Implied Covenant of Good Faith and Fair Dealing
The court recognized that every contract includes an implied covenant of good faith and fair dealing, which requires parties to act honestly and fairly in the execution of contractual duties. TSN alleged that Presidential breached this covenant by failing to provide notice of its intent to terminate the credit line and by making deceptive statements regarding the availability of funds. While Presidential had the contractual right to make decisions about credit extensions at its discretion, the court noted that the manner in which these rights are exercised could violate the implied covenant. TSN claimed that Presidential falsely assured them of the security of their credit line in early 1993, leading to detrimental reliance. The court found that such alleged deceptive responses could constitute a breach of the implied covenant, allowing this claim to proceed to trial.
Fiduciary Duty
The court considered whether a fiduciary relationship existed between TSN and Presidential, which would impose additional duties of trust and loyalty. Generally, a creditor-debtor relationship does not create fiduciary duties under Massachusetts law, and the court found no evidence that the relationship between TSN and Presidential was anything other than a typical business arrangement. TSN argued that Presidential's control over their funds was indicative of a fiduciary relationship, but the court noted that trust alone is insufficient to establish such a relationship. For a fiduciary duty to exist, there must be evidence of dependence or unequal bargaining power, which was not present in this case. As a result, the court granted summary judgment to Presidential on this claim, as no fiduciary duty existed.
Negligent and Fraudulent Misrepresentation
The court examined TSN's claims of negligent and fraudulent misrepresentation, which centered on Presidential's alleged false assurances about the security of TSN's credit line. While the claims related to the alleged oral promise for the Kaplan deal were dismissed due to the subsequent written Escrow Agreement, the court found a genuine issue of material fact regarding statements made by Presidential in January and February of 1993. TSN alleged that Presidential falsely assured them that their credit line was secure, leading them to rely on these statements to their detriment.

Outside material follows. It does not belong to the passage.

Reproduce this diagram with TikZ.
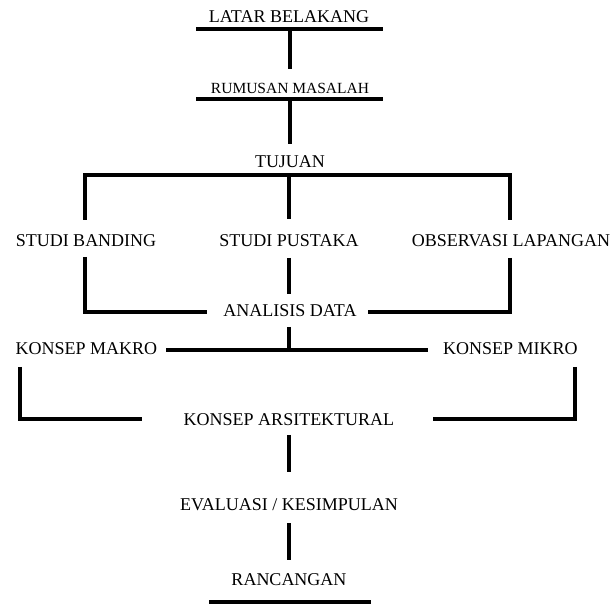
\documentclass[tikz,border=0pt]{standalone}
\usepackage{fontspec}
\setmainfont{Liberation Serif}
\begin{document}
\begin{tikzpicture}[x=1pt,y=-1pt,
  lbl/.style={anchor=base,inner sep=0pt,font=\fontsize{18}{20}\selectfont},
  lblsmall/.style={anchor=base,inner sep=0pt,font=\fontsize{15.5}{18}\selectfont},
  bar/.style={line width=4pt}]
\useasboundingbox (0,0) rectangle (614,604);
% nodes
\node[lbl] (lb) at (289,23) {LATAR BELAKANG};
\node[lblsmall] (rm) at (290,94) {RUMUSAN MASALAH};
\node[lbl] (tj) at (290,168) {TUJUAN};
\node[lbl] (sb) at (86,247) {STUDI BANDING};
\node[lbl] (sp) at (289,247) {STUDI PUSTAKA};
\node[lbl] (ol) at (511,247) {OBSERVASI LAPANGAN};
\node[lbl] (ad) at (290,317) {ANALISIS DATA};
\node[lbl] (kma) at (86.5,355) {KONSEP MAKRO};
\node[lbl] (kmi) at (510.5,355) {KONSEP MIKRO};
\node[lbl] (ka) at (289,425) {KONSEP ARSITEKTURAL};
\node[lbl] (ev) at (289,511) {EVALUASI / KESIMPULAN};
\node[lbl] (rc) at (289,585) {RANCANGAN};
% junction coordinates
\coordinate (lbL) at (196,29); \coordinate (lbR) at (383,29);
\coordinate (lbM) at (289.5,29); \coordinate (rmT) at (289.5,69);
\coordinate (rmL) at (196,99); \coordinate (rmR) at (383,99);
\coordinate (rmM) at (289.5,99); \coordinate (tjT) at (289.5,144);
\coordinate (sbT) at (85,220); \coordinate (tjL) at (85,175);
\coordinate (tjR) at (510,175); \coordinate (olT) at (510,220);
\coordinate (tjM) at (289,175); \coordinate (spT) at (289,219);
\coordinate (sbB) at (85,257); \coordinate (adBL) at (85,312); \coordinate (adL) at (207,312);
\coordinate (olB) at (510,258); \coordinate (adBR) at (510,312); \coordinate (adR) at (368,312);
\coordinate (spB) at (289,258); \coordinate (adT) at (289,294);
\coordinate (adB) at (289,327); \coordinate (kM) at (289,350);
\coordinate (kL) at (166,350); \coordinate (kR) at (428,350);
\coordinate (kmaB) at (19.5,367); \coordinate (kaBL) at (19.5,419.5); \coordinate (kaL) at (142,419.5);
\coordinate (kmiB) at (575,367); \coordinate (kaBR) at (575,419.5); \coordinate (kaR) at (433,419.5);
\coordinate (kaB) at (289,435); \coordinate (evT) at (289,472);
\coordinate (evB) at (289,523); \coordinate (rcT) at (289,560);
\coordinate (rcL) at (209,602); \coordinate (rcR) at (371,602);
% connectors
\draw[bar] (lbL) -- (lbR);
\draw[bar] (lbM) -- (rmT);
\draw[bar] (rmL) -- (rmR);
\draw[bar] (rmM) -- (tjT);
\draw[bar] (sbT) -- (tjL) -- (tjR) -- (olT);
\draw[bar] (tjM) -- (spT);
\draw[bar] (sbB) -- (adBL) -- (adL);
\draw[bar] (olB) -- (adBR) -- (adR);
\draw[bar] (spB) -- (adT);
\draw[bar] (adB) -- (kM);
\draw[bar] (kL) -- (kR);
\draw[bar] (kmaB) -- (kaBL) -- (kaL);
\draw[bar] (kmiB) -- (kaBR) -- (kaR);
\draw[bar] (kaB) -- (evT);
\draw[bar] (evB) -- (rcT);
\draw[bar] (rcL) -- (rcR);
\end{tikzpicture}
\end{document}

The court determined that if Presidential knowingly made false statements to induce TSN's reliance, these could constitute negligent or fraudulent misrepresentation. Therefore, the court denied summary judgment on these claims, allowing them to proceed.
Unfair Trade Practices Act (CUTPA)
TSN alleged that Presidential's actions violated Connecticut's Unfair Trade Practices Act (CUTPA), but the court found that this claim was barred by the choice-of-law provision in the loan agreements. The agreements specified that Massachusetts law would govern disputes, and the court determined that this provision applied to all claims related to the loan agreements. TSN did not contest this interpretation or provide a basis for applying Connecticut law, even though they cited Massachusetts law in support of their other claims. Consequently, the court concluded that Massachusetts law governed the case, and TSN could not pursue a CUTPA claim. Summary judgment was granted to Presidential on this count, as CUTPA was inapplicable.